▸ Information provided
------------------------------------------------------------------------

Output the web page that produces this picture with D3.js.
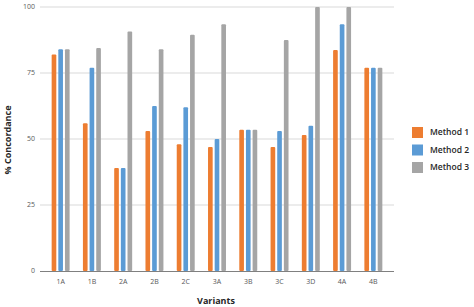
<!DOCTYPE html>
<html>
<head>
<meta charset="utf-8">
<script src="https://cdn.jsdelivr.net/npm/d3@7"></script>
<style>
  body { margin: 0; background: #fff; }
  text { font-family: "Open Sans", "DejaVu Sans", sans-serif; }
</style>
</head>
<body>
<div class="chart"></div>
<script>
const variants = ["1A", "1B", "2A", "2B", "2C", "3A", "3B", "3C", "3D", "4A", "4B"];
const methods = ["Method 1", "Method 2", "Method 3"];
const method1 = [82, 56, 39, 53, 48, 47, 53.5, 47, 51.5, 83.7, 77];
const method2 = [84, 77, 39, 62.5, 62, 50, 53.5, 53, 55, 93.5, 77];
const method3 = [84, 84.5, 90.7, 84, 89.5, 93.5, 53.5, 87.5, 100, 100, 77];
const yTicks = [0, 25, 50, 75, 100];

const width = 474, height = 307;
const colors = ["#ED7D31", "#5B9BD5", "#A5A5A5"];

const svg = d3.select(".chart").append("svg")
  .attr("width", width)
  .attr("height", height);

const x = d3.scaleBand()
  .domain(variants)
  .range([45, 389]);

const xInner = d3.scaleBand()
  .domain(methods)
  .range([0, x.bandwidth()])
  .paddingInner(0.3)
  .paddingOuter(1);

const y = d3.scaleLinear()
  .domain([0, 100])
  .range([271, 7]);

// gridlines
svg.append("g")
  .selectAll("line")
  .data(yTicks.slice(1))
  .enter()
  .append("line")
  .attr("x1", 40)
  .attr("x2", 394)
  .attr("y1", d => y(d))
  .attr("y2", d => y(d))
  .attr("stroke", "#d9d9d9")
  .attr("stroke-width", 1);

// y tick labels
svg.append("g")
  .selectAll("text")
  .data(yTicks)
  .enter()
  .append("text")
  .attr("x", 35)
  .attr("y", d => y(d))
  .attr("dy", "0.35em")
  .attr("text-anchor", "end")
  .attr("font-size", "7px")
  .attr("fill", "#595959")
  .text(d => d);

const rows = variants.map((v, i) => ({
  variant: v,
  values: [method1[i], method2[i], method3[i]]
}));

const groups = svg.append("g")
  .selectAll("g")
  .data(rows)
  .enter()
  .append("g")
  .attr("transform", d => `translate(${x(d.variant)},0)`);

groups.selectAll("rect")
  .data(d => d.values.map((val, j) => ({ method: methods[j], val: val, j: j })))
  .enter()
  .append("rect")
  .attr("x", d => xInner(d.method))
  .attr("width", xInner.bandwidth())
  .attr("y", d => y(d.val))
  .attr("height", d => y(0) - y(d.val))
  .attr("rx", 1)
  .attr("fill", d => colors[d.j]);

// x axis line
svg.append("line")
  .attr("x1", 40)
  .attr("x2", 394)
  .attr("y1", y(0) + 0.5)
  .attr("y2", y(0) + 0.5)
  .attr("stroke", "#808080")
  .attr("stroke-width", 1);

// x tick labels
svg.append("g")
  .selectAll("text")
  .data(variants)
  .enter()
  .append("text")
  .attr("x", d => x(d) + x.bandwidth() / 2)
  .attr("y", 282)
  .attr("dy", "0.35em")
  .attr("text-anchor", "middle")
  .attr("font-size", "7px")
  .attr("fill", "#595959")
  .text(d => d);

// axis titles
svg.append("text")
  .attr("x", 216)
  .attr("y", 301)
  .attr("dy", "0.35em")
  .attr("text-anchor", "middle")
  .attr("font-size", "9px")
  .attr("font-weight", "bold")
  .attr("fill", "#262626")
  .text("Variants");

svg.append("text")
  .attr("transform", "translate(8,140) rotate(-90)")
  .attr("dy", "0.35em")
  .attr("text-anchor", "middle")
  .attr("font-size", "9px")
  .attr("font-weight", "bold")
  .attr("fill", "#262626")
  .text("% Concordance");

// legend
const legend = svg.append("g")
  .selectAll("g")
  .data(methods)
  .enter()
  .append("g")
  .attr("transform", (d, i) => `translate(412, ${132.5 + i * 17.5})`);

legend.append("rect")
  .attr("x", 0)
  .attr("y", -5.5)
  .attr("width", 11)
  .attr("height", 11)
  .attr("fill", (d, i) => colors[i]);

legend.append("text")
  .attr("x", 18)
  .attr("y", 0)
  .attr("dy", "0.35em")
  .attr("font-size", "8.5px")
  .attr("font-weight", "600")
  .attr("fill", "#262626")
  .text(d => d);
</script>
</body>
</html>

------------------------------------------------------------------------

Give back the whole listing as it stands, minus its pictures.

▸ Finished task
Output the web page that produces this picture with D3.js.
<!DOCTYPE html>
<html>
<head>
<meta charset="utf-8">
<script src="https://cdn.jsdelivr.net/npm/d3@7"></script>
<style>
  body { margin: 0; background: #fff; }
  text { font-family: "Open Sans", "DejaVu Sans", sans-serif; }
</style>
</head>
<body>
<div class="chart"></div>
<script>
const variants = ["1A", "1B", "2A", "2B", "2C", "3A", "3B", "3C", "3D", "4A", "4B"];
const methods = ["Method 1", "Method 2", "Method 3"];
const method1 = [82, 56, 39, 53, 48, 47, 53.5, 47, 51.5, 83.7, 77];
const method2 = [84, 77, 39, 62.5, 62, 50, 53.5, 53, 55, 93.5, 77];
const method3 = [84, 84.5, 90.7, 84, 89.5, 93.5, 53.5, 87.5, 100, 100, 77];
const yTicks = [0, 25, 50, 75, 100];

const width = 474, height = 307;
const colors = ["#ED7D31", "#5B9BD5", "#A5A5A5"];

const svg = d3.select(".chart").append("svg")
  .attr("width", width)
  .attr("height", height);

const x = d3.scaleBand()
  .domain(variants)
  .range([45, 389]);

const xInner = d3.scaleBand()
  .domain(methods)
  .range([0, x.bandwidth()])
  .paddingInner(0.3)
  .paddingOuter(1);

const y = d3.scaleLinear()
  .domain([0, 100])
  .range([271, 7]);

// gridlines
svg.append("g")
  .selectAll("line")
  .data(yTicks.slice(1))
  .enter()
  .append("line")
  .attr("x1", 40)
  .attr("x2", 394)
  .attr("y1", d => y(d))
  .attr("y2", d => y(d))
  .attr("stroke", "#d9d9d9")
  .attr("stroke-width", 1);

// y tick labels
svg.append("g")
  .selectAll("text")
  .data(yTicks)
  .enter()
  .append("text")
  .attr("x", 35)
  .attr("y", d => y(d))
  .attr("dy", "0.35em")
  .attr("text-anchor", "end")
  .attr("font-size", "7px")
  .attr("fill", "#595959")
  .text(d => d);

const rows = variants.map((v, i) => ({
  variant: v,
  values: [method1[i], method2[i], method3[i]]
}));

const groups = svg.append("g")
  .selectAll("g")
  .data(rows)
  .enter()
  .append("g")
  .attr("transform", d => `translate(${x(d.variant)},0)`);

groups.selectAll("rect")
  .data(d => d.values.map((val, j) => ({ method: methods[j], val: val, j: j })))
  .enter()
  .append("rect")
  .attr("x", d => xInner(d.method))
  .attr("width", xInner.bandwidth())
  .attr("y", d => y(d.val))
  .attr("height", d => y(0) - y(d.val))
  .attr("rx", 1)
  .attr("fill", d => colors[d.j]);

// x axis line
svg.append("line")
  .attr("x1", 40)
  .attr("x2", 394)
  .attr("y1", y(0) + 0.5)
  .attr("y2", y(0) + 0.5)
  .attr("stroke", "#808080")
  .attr("stroke-width", 1);

// x tick labels
svg.append("g")
  .selectAll("text")
  .data(variants)
  .enter()
  .append("text")
  .attr("x", d => x(d) + x.bandwidth() / 2)
  .attr("y", 282)
  .attr("dy", "0.35em")
  .attr("text-anchor", "middle")
  .attr("font-size", "7px")
  .attr("fill", "#595959")
  .text(d => d);

// axis titles
svg.append("text")
  .attr("x", 216)
  .attr("y", 301)
  .attr("dy", "0.35em")
  .attr("text-anchor", "middle")
  .attr("font-size", "9px")
  .attr("font-weight", "bold")
  .attr("fill", "#262626")
  .text("Variants");

svg.append("text")
  .attr("transform", "translate(8,140) rotate(-90)")
  .attr("dy", "0.35em")
  .attr("text-anchor", "middle")
  .attr("font-size", "9px")
  .attr("font-weight", "bold")
  .attr("fill", "#262626")
  .text("% Concordance");

// legend
const legend = svg.append("g")
  .selectAll("g")
  .data(methods)
  .enter()
  .append("g")
  .attr("transform", (d, i) => `translate(412, ${132.5 + i * 17.5})`);

legend.append("rect")
  .attr("x", 0)
  .attr("y", -5.5)
  .attr("width", 11)
  .attr("height", 11)
  .attr("fill", (d, i) => colors[i]);

legend.append("text")
  .attr("x", 18)
  .attr("y", 0)
  .attr("dy", "0.35em")
  .attr("font-size", "8.5px")
  .attr("font-weight", "600")
  .attr("fill", "#262626")
  .text(d => d);
</script>
</body>
</html>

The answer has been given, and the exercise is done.